Separate facilities existed for such prisoners, known as “Arbeitserziehungslager,” or work education camps. But in the Danzig area, such prisoners were sent to the Stutthof concentration camp, where instructional prisoners were generally held for about two months. A medical examination report from the camp infirmary notes that Helene Loth was three months pregnant at the time of her imprisonment, and she was released after only four weeks, on April 1, 1943.
Peter Oswald Loth was born on Sept. 2, 1943, less than 20 kilometers from Stutthof, in Tiegenhof, the district seat for the Grosses Werder area. In his court testimony, Loth mentioned a “psychiatric hospital” in that city and said he had been subjected to experiments there as an infant. Historical research has unearthed no evidence of experiments having been conducted at the hospital in Tiegenhof near Danzig.
How did Loth come to believe that he had been abused there for experiments as an infant? Perhaps he had heard of a clinic of the same name in the town of Tiegenhof near Posen, the present-day Polish town of Poznań, located about 250 kilometers (150 miles) to the south. After invading Poland, the Germans took control of the psychiatric hospital there, which became part of the Nazi’s T4 “euthanasia” program. They murdered thousands of people at the facility.
Doubts
And how likely is it that his mother would have been imprisoned in Stutthof again after her ostensible stay in the institution, this time with her newborn son? Her imprisonment at Stutthof before the birth is well-documented, but there are no documents at all suggesting a second detainment there. Indeed, it would seem that there was no second stint in Stutthof at all, and if there was, it must have been for entirely different reasons than those claimed by Loth: His mother couldn’t have been kept there as a Jew, because she wasn’t one.

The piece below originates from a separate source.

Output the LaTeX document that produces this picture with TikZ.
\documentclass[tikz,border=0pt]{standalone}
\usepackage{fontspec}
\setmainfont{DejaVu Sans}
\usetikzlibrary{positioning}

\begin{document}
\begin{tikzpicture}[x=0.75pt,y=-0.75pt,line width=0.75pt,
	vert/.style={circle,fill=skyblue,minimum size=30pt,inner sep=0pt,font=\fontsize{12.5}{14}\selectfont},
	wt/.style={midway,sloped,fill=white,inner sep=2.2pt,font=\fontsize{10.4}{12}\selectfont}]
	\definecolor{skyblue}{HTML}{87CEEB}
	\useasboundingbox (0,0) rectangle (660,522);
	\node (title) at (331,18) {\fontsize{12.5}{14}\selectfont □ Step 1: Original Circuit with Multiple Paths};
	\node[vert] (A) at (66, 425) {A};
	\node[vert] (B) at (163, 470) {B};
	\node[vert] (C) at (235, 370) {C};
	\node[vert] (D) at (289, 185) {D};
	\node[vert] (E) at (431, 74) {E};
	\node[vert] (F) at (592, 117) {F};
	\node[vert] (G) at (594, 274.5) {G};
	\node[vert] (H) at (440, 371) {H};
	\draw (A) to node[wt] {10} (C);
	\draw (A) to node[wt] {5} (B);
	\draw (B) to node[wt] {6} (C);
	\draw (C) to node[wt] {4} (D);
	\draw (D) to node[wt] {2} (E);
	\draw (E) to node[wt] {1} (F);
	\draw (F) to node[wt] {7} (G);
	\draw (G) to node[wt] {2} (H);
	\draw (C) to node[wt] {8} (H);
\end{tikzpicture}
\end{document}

Whereas Loth was placed in the care of a Polish woman in 1945, his mother made it to the American occupation zone. It was only in 1959 that Loth was able to reunite with his mother in West Germany before emigrating with her to the U.S. In his memoirs, Loth also wrote that the family suffered from racism because his mother married a black GI. He described how the Ku Klux Klan had threatened the family, and how he had also been met with rejection by the black community. He has also publicly forgiven a former clan member.

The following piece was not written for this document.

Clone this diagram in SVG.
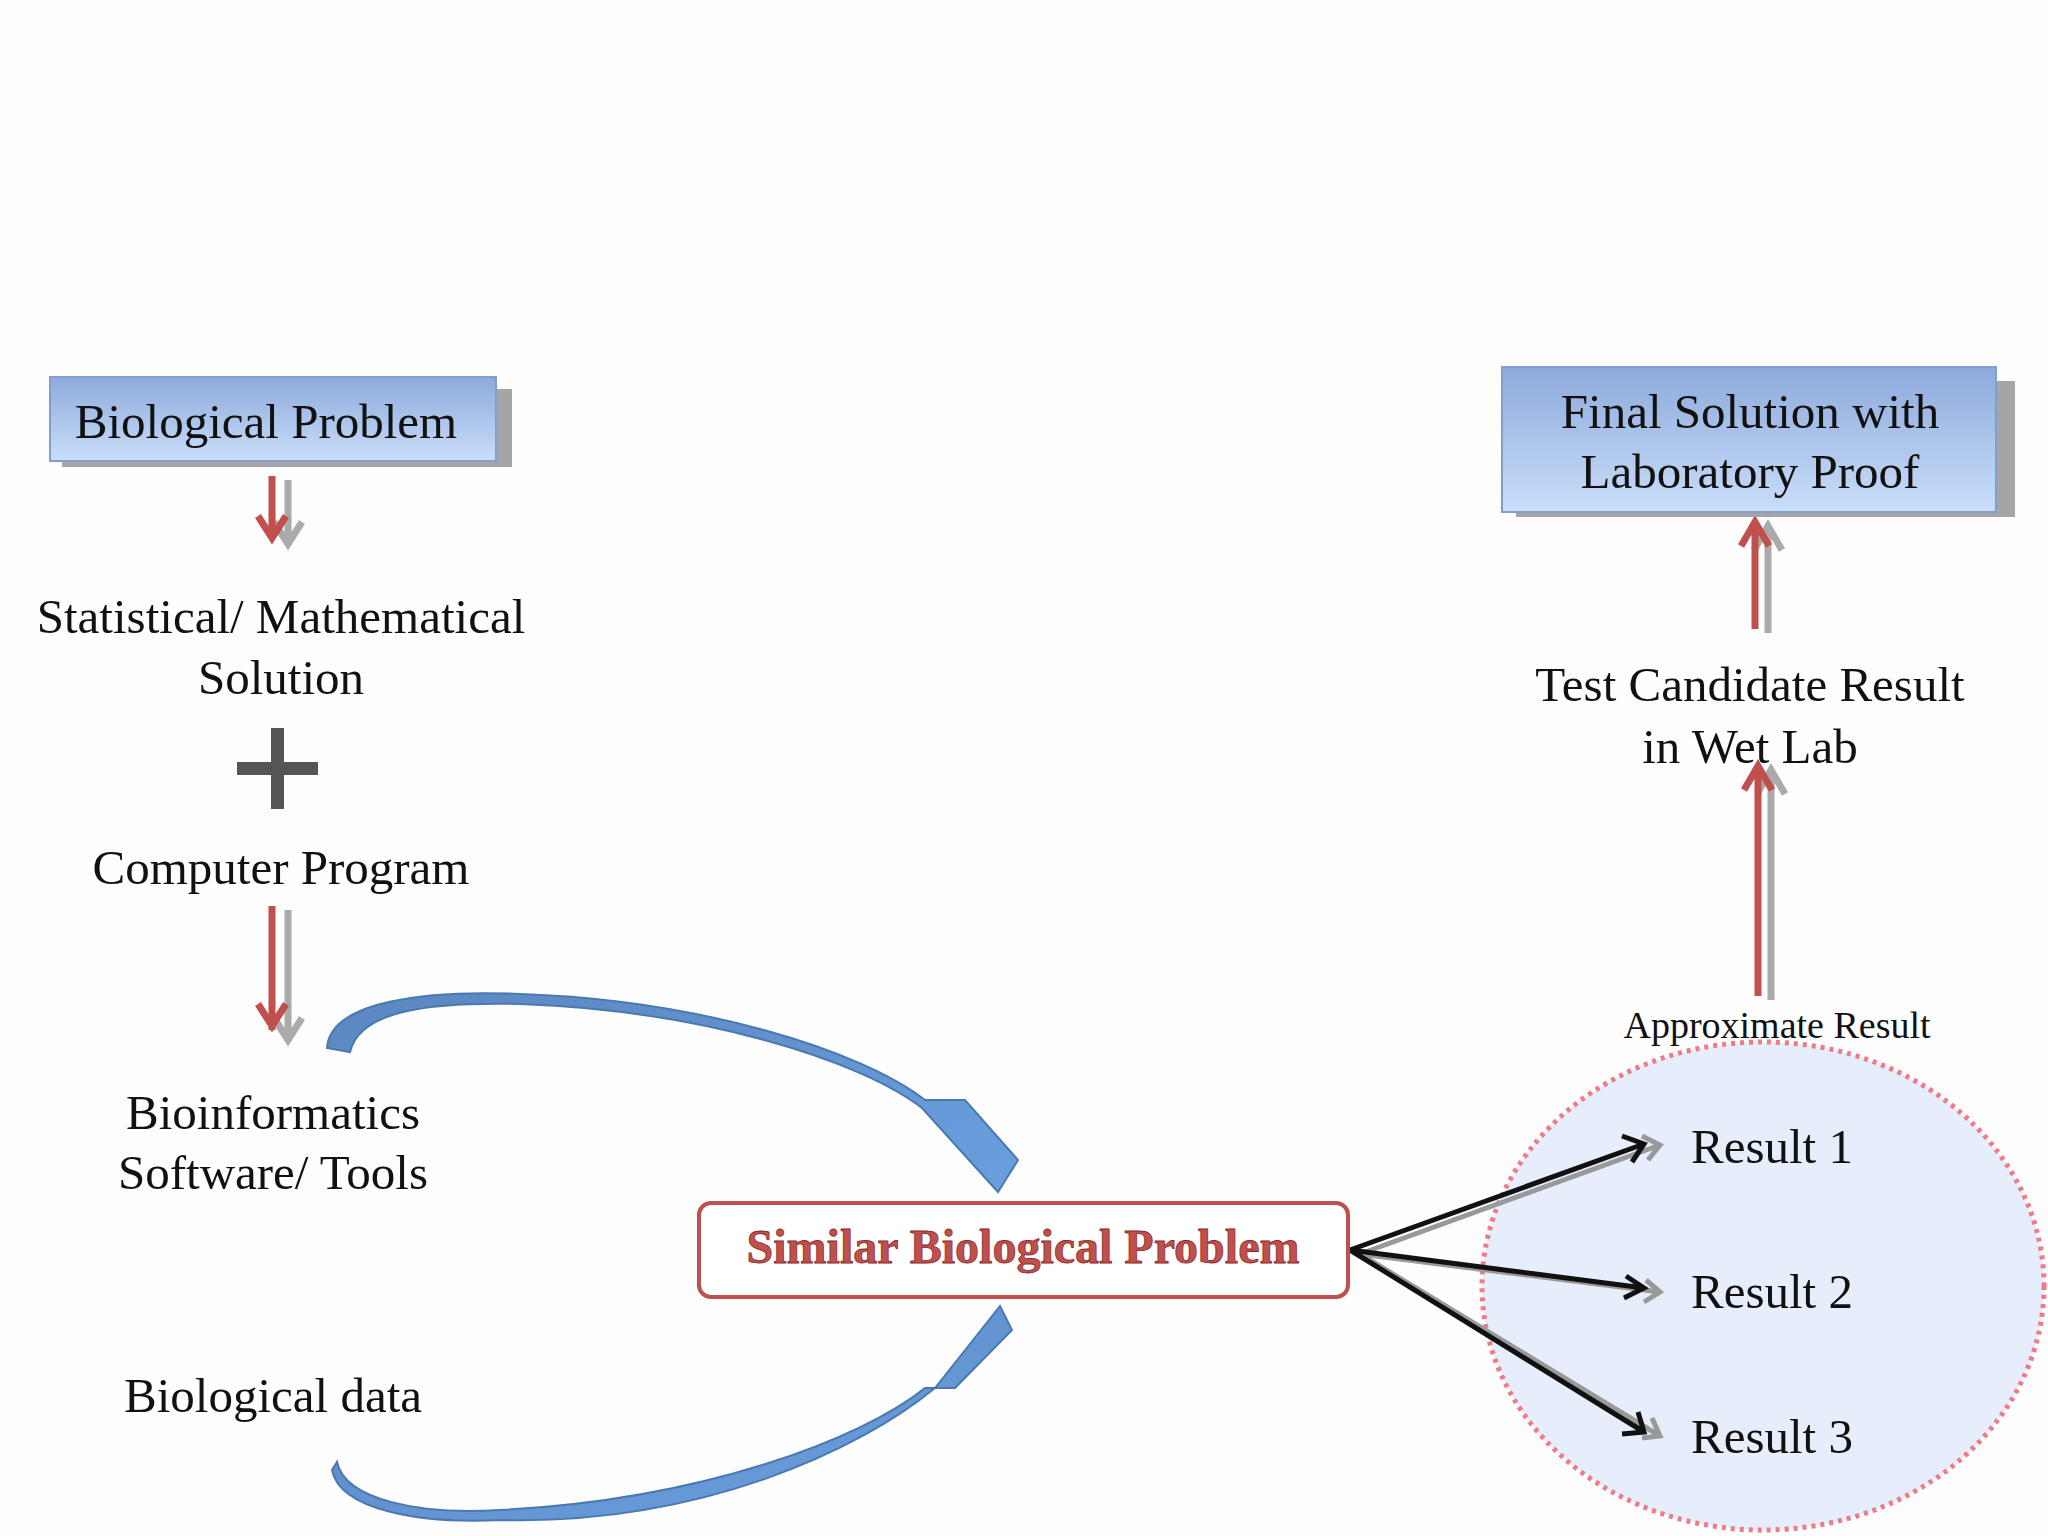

It appears that Loth later lost contact with his family. His half-sister didn’t contact him to tell him about the death of their mother until 1999. When he made a request in the summer of 2000, the Red Cross did confirm that his mother had been held at Stutthof, but the reference was only to the four-week stay there before his birth. Perhaps Loth was under the false impression that his mother must have been Jewish if she had been imprisoned at Stutthof?
Loth was an evangelical Christian at that time, but from that point on, he believed he had Jewish roots. In 2015, he professed his belief in Judaism and began going by the name Moshe Peter Loth. His attorneys have argued in court that their client’s memories begin at the age of five and that accounts of past events were based primarily on hearsay.

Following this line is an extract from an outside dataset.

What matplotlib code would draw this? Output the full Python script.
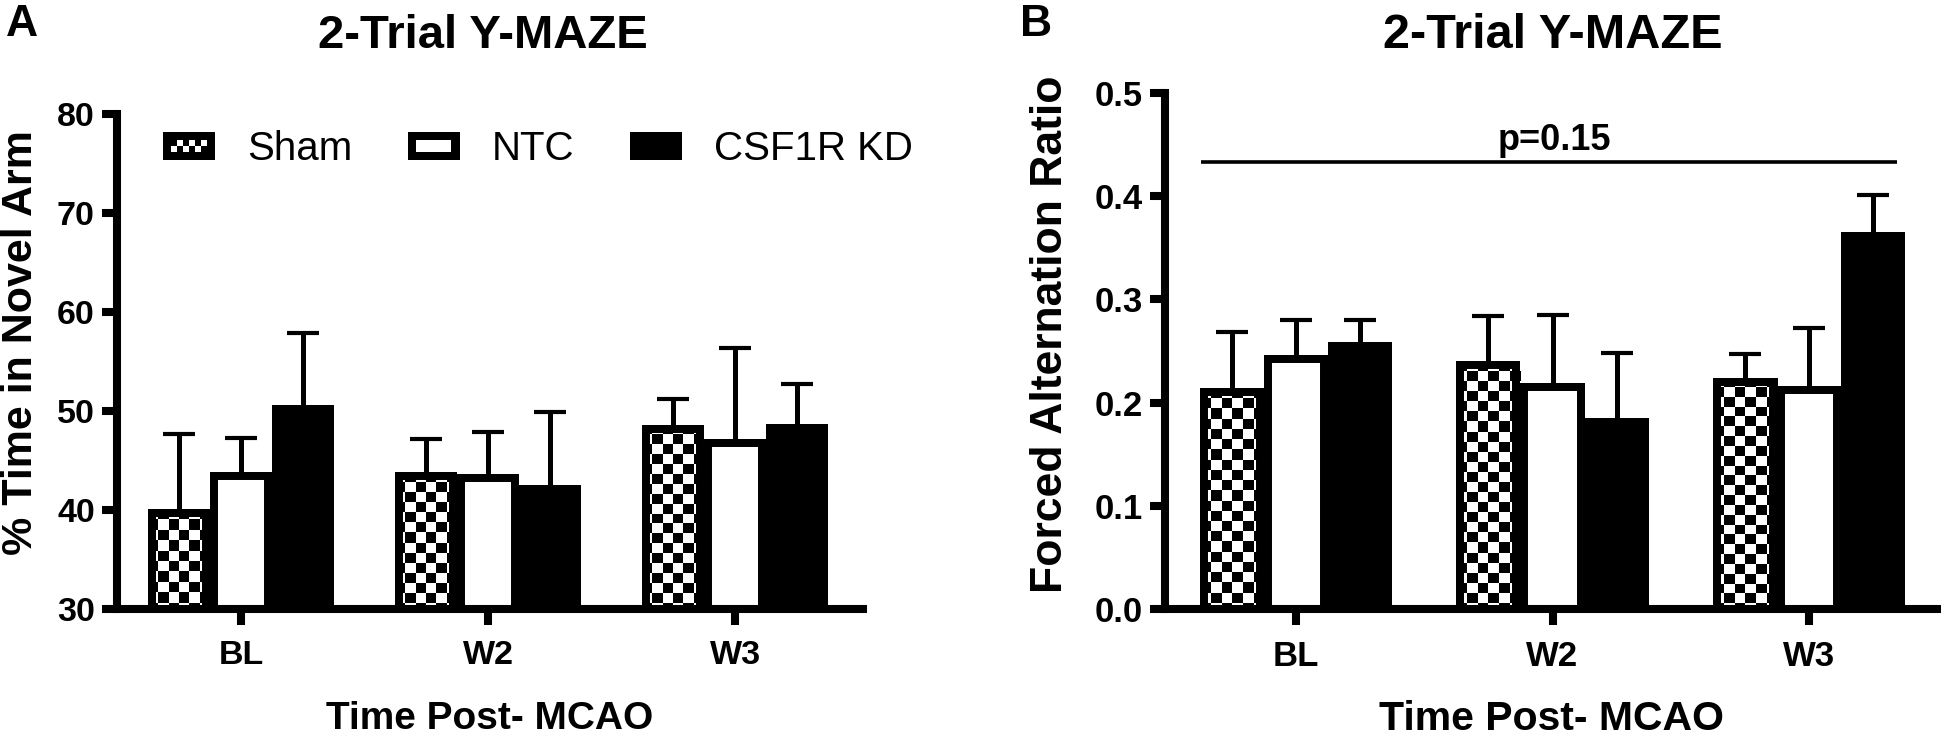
import numpy as np
import matplotlib
matplotlib.use('Agg')
import matplotlib.pyplot as plt
from matplotlib.patches import Rectangle, Patch
from matplotlib.legend_handler import HandlerBase

plt.rcParams['font.family'] = ['Liberation Sans', 'DejaVu Sans']

# ---------------- data ----------------
categories = ['BL', 'W2', 'W3']
groups = ['Sham', 'NTC', 'CSF1R KD']

a_sham = [40.1, 43.8, 48.6]
a_sham_err = [7.6, 3.4, 2.6]
a_ntc = [43.8, 43.6, 47.2]
a_ntc_err = [3.5, 4.25, 9.2]
a_csf = [50.6, 42.5, 48.7]
a_csf_err = [7.3, 7.4, 4.0]

b_sham = [0.214, 0.240, 0.224]
b_sham_err = [0.054, 0.044, 0.023]
b_ntc = [0.246, 0.219, 0.216]
b_ntc_err = [0.034, 0.066, 0.056]
b_csf = [0.259, 0.185, 0.365]
b_csf_err = [0.021, 0.063, 0.036]

a_yticks = [30, 40, 50, 60, 70, 80]
b_yticks = [0.0, 0.1, 0.2, 0.3, 0.4, 0.5]
b_pvalue_text = 'p=0.15'
b_pvalue_y = 0.433

# ---------------- layout helpers ----------------
W, H = 1941, 735
fig = plt.figure(figsize=(W / 100, H / 100), dpi=100)


def rect(l, t, r, b):
    return [l / W, 1 - b / H, (r - l) / W, (b - t) / H]


axA = fig.add_axes(rect(117, 114, 863, 609))
axB = fig.add_axes(rect(1165, 93, 1938, 609))

BW = 0.25
xs = np.arange(len(categories))


def style_axes(ax, xlim, ylim, yticks, fmt, fs):
    ax.set_xlim(*xlim)
    ax.set_ylim(*ylim)
    for s in ['top', 'right']:
        ax.spines[s].set_visible(False)
    for s in ['left', 'bottom']:
        ax.spines[s].set_linewidth(5.8)
        ax.spines[s].set_zorder(6)
        ax.spines[s].set_capstyle('projecting')
    ax.set_xticks(xs)
    ax.set_xticklabels(categories, fontsize=fs, fontweight='bold')
    ax.set_yticks(yticks)
    ax.set_yticklabels([fmt.format(v) for v in yticks], fontsize=fs, fontweight='bold')
    ax.tick_params(axis='y', direction='out', length=11, width=5.8, pad=5)
    ax.tick_params(axis='x', direction='out', length=11.5, width=5.8, pad=11)
    ax.patch.set_visible(False)


style_axes(axA, (-0.502, 2.518), (30, 80), a_yticks, '{:d}', 24.5)
style_axes(axB, (-0.511, 2.503), (0, 0.5), b_yticks, '{:.1f}', 25)


def draw_series(ax, xpos, vals, errs, kind):
    y0 = ax.get_ylim()[0]
    p0 = ax.transData.transform((0, 0))
    p1 = ax.transData.transform((1, 1))
    ppx, ppy = p1 - p0
    ext = 4 / ppy
    base = y0 - ext
    heights = np.asarray(vals) - base
    face = 'black' if kind == 'csf' else 'white'
    faces = ax.bar(xpos, heights, BW, bottom=base, color=face,
                   edgecolor='none', zorder=2)
    if kind == 'sham':
        for r, v in zip(faces.patches, vals):
            x0 = r.get_x()
            nx = max(1, int(round(BW * ppx / 10)))
            ny = max(1, int(round((v - base) * ppy / 10)))
            arr = np.indices((ny, nx)).sum(axis=0) % 2
            im = ax.imshow(arr, cmap='gray', vmin=0, vmax=1,
                           extent=(x0, x0 + BW, base, v), origin='lower',
                           interpolation='nearest', aspect='auto', zorder=2.5)
            im.set_clip_path(r)
    edges = ax.bar(xpos, heights, BW, bottom=base, fill=False,
                   edgecolor='black', linewidth=11.5, zorder=4)
    for p in edges.patches:
        p.set_clip_path(p)
    _, caps, _ = ax.errorbar(xpos, vals, yerr=[np.zeros(len(vals)), errs],
                             fmt='none', ecolor='black', elinewidth=3.6,
                             capsize=11.2, capthick=3, zorder=3)
    # one-sided (upper) error bars: hide the cap at the bar top
    if len(caps) == 2:
        caps[0].set_visible(False)


offsets = [-BW, 0, BW]
for ax, series in [
    (axA, [(a_sham, a_sham_err, 'sham'), (a_ntc, a_ntc_err, 'ntc'), (a_csf, a_csf_err, 'csf')]),
    (axB, [(b_sham, b_sham_err, 'sham'), (b_ntc, b_ntc_err, 'ntc'), (b_csf, b_csf_err, 'csf')]),
]:
    for off, (v, e, k) in zip(offsets, series):
        draw_series(ax, xs + off, v, e, k)

axA.set_xlim(-0.502, 2.518); axA.set_ylim(30, 80)
axB.set_xlim(-0.511, 2.503); axB.set_ylim(0, 0.5)

# p-value line on panel B
pl_left = xs[0] - 1.5 * BW + 0.005
pl_right = xs[-1] + 1.5 * BW - 0.03
axB.plot([pl_left, pl_right], [b_pvalue_y, b_pvalue_y], color='black',
         lw=2.6, solid_capstyle='butt', zorder=5)
axB.annotate(b_pvalue_text, xy=((pl_left + pl_right) / 2 + 0.02, b_pvalue_y),
             xytext=(0, 9), textcoords='offset points', ha='center',
             va='baseline', fontsize=26, fontweight='bold')

# axis labels
axA.set_ylabel('% Time in Novel Arm', fontsize=31, fontweight='bold')
axA.yaxis.set_label_coords(-0.102, 0.538)
axB.set_ylabel('Forced Alternation Ratio', fontsize=32, fontweight='bold')
axB.yaxis.set_label_coords(-0.1216, 0.533)
axA.set_xlabel('Time Post- MCAO', fontsize=28, fontweight='bold')
axA.xaxis.set_label_coords(0.5, -(701 - 609) / 495)
axB.set_xlabel('Time Post- MCAO', fontsize=29.5, fontweight='bold')
axB.xaxis.set_label_coords(0.5, -(700 - 609) / 516)

# titles and panel letters
fig.text(483 / W, 1 - 48 / H, '2-Trial Y-MAZE', ha='center', va='baseline',
         fontsize=34, fontweight='bold')
fig.text(1553 / W, 1 - 48 / H, '2-Trial Y-MAZE', ha='center', va='baseline',
         fontsize=35, fontweight='bold')
fig.text(6 / W, 1 - 36 / H, 'A', ha='left', va='baseline', fontsize=32,
         fontweight='bold')
fig.text(1020 / W, 1 - 36 / H, 'B', ha='left', va='baseline', fontsize=32,
         fontweight='bold')


# legend
class BoxHandler(HandlerBase):
    def __init__(self, kind):
        super().__init__()
        self.kind = kind

    def create_artists(self, legend, orig_handle, xdescent, ydescent,
                       width, height, fontsize, trans):
        x0, y0 = -xdescent, -ydescent
        arts = [Rectangle((x0, y0), width, height, facecolor='black',
                          edgecolor='none', transform=trans)]
        b = 0.3 * height
        if self.kind == 'ntc':
            arts.append(Rectangle((x0 + b, y0 + b), width - 2 * b, height - 2 * b,
                                  facecolor='white', edgecolor='none',
                                  transform=trans))
        elif self.kind == 'sham':
            iw, ih = width - 2 * b, height - 2 * b
            nc, nr = 6, 2
            cw, ch = iw / nc, ih / nr
            for i in range(nr):
                for j in range(nc):
                    if (i + j) % 2 == 0:
                        arts.append(Rectangle((x0 + b + j * cw, y0 + b + i * ch),
                                              cw, ch, facecolor='white',
                                              edgecolor='none', transform=trans))
        return arts


handles = [Patch(label=g) for g in groups]
hmap = {handles[0]: BoxHandler('sham'), handles[1]: BoxHandler('ntc'),
        handles[2]: BoxHandler('csf')}
axA.legend(handles, groups, handler_map=hmap, ncol=3, frameon=False,
           prop={'size': 29}, handlelength=1.29, handleheight=0.7,
           handletextpad=0.8, columnspacing=1.37, borderpad=0,
           borderaxespad=0, loc='upper left',
           bbox_to_anchor=(163 / W, 1 - 130 / H), bbox_transform=fig.transFigure)

fig.savefig('out.png', dpi=100)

When DER SPIEGEL confronted him with doubts about his stories, Loth stated through his lawyers that he “had spent his whole life searching for his true identity.” On that search, his lawyer stated, “he often only had oral reports available to him.” As such, “not everything can be proved through documents. Unfortunately, many questions are still unanswered. It is difficult to verify the information available to him.”
The lawyer further stated: “So far, he has found no reason to doubt these reports.” This also applies to the discovery of his Jewish roots, the lawyer continued — an “assumption that was not contradicted by the Protestant denomination of his mother and uncle.”
Regarding Loth’s claim that his grandmother was murdered in the gas chamber and he was a victim of medical experiments, his lawyer wrote: “When Mr. Loth made the statements to the Yad Vashem memorial about 15 years ago, he believed that his grandmother had been murdered in the gas chamber. He has since learned that his grandmother was shot on Aug. 10, 1943, in Fürstenwerden near Danzig. Mr. Loth will correct the information provided to the Yad Vashem memorial in the near future. … With regard to the allegation that experiments may have been carried out on him as an infant in Tiegenhof, Mr. Loth refers to scars on the back of his head, the origin of which he cannot explain.”